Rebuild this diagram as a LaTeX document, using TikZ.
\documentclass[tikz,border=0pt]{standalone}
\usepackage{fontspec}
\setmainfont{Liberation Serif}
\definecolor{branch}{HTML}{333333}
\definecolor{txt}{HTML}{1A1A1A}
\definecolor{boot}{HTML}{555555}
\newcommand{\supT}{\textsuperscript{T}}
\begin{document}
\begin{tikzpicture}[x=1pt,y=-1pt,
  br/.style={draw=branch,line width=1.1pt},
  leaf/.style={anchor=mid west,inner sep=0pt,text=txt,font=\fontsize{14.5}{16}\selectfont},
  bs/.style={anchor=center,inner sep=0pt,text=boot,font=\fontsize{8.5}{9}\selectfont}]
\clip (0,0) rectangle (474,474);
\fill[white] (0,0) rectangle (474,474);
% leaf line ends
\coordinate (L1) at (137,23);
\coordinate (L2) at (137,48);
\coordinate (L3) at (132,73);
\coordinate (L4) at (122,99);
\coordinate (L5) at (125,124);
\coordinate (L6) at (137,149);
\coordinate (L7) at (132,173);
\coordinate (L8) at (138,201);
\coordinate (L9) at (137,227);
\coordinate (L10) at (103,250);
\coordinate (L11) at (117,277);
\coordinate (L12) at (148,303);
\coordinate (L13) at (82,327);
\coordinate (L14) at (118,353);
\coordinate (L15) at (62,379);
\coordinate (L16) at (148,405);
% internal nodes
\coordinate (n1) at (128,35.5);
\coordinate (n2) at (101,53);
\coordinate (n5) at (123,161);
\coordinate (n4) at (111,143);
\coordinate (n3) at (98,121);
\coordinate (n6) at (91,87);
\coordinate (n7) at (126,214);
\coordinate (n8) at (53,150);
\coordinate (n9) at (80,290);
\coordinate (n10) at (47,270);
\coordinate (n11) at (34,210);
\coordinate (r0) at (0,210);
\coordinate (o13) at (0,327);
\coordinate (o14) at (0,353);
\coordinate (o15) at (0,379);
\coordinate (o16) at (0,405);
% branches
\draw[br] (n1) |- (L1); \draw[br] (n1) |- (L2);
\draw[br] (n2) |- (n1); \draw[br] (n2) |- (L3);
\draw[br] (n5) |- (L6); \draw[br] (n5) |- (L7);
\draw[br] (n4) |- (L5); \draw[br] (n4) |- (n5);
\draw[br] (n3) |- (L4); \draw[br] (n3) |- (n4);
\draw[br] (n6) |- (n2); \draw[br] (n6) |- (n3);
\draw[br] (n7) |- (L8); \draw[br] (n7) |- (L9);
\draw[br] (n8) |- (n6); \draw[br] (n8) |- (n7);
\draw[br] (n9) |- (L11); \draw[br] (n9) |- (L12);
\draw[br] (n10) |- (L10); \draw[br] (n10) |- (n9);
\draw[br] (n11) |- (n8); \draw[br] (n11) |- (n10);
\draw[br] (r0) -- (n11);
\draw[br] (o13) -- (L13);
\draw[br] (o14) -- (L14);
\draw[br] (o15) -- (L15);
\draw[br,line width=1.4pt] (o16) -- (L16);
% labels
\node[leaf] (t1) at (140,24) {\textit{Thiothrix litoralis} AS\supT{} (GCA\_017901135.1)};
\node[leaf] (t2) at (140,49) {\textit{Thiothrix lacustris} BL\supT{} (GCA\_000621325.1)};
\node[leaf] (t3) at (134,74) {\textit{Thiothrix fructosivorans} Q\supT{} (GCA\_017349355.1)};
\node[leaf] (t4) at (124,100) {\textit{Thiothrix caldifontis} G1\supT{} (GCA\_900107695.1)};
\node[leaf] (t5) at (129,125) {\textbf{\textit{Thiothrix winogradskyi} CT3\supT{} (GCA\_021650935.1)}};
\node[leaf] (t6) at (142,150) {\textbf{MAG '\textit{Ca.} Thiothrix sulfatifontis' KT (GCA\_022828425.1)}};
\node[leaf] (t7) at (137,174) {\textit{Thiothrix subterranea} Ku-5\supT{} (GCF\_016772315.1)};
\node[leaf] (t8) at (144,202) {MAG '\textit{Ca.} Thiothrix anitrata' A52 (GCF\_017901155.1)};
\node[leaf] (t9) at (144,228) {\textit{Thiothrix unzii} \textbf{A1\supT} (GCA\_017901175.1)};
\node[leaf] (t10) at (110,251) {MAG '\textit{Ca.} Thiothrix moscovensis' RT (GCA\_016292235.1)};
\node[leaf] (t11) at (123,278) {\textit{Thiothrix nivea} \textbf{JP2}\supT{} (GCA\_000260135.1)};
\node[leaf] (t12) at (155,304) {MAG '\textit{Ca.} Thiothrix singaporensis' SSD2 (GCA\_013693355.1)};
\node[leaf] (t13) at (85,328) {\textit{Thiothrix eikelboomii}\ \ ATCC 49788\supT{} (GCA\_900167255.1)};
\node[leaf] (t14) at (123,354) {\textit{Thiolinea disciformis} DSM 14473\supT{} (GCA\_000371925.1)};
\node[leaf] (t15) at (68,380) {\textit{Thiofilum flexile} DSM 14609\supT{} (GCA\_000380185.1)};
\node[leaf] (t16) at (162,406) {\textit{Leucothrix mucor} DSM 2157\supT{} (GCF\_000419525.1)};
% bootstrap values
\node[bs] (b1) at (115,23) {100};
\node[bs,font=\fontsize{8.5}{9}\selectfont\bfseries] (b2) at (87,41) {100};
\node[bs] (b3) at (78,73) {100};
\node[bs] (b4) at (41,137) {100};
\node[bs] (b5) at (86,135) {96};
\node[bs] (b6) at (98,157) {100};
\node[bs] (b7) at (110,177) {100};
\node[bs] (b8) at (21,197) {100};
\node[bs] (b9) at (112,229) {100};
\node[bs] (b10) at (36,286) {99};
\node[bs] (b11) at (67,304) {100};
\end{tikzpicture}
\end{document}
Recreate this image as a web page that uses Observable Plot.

________________

§ **What the task requires**: Tally the lines containing "this". Provide the number without any other words.

§ **Exercise output**: 2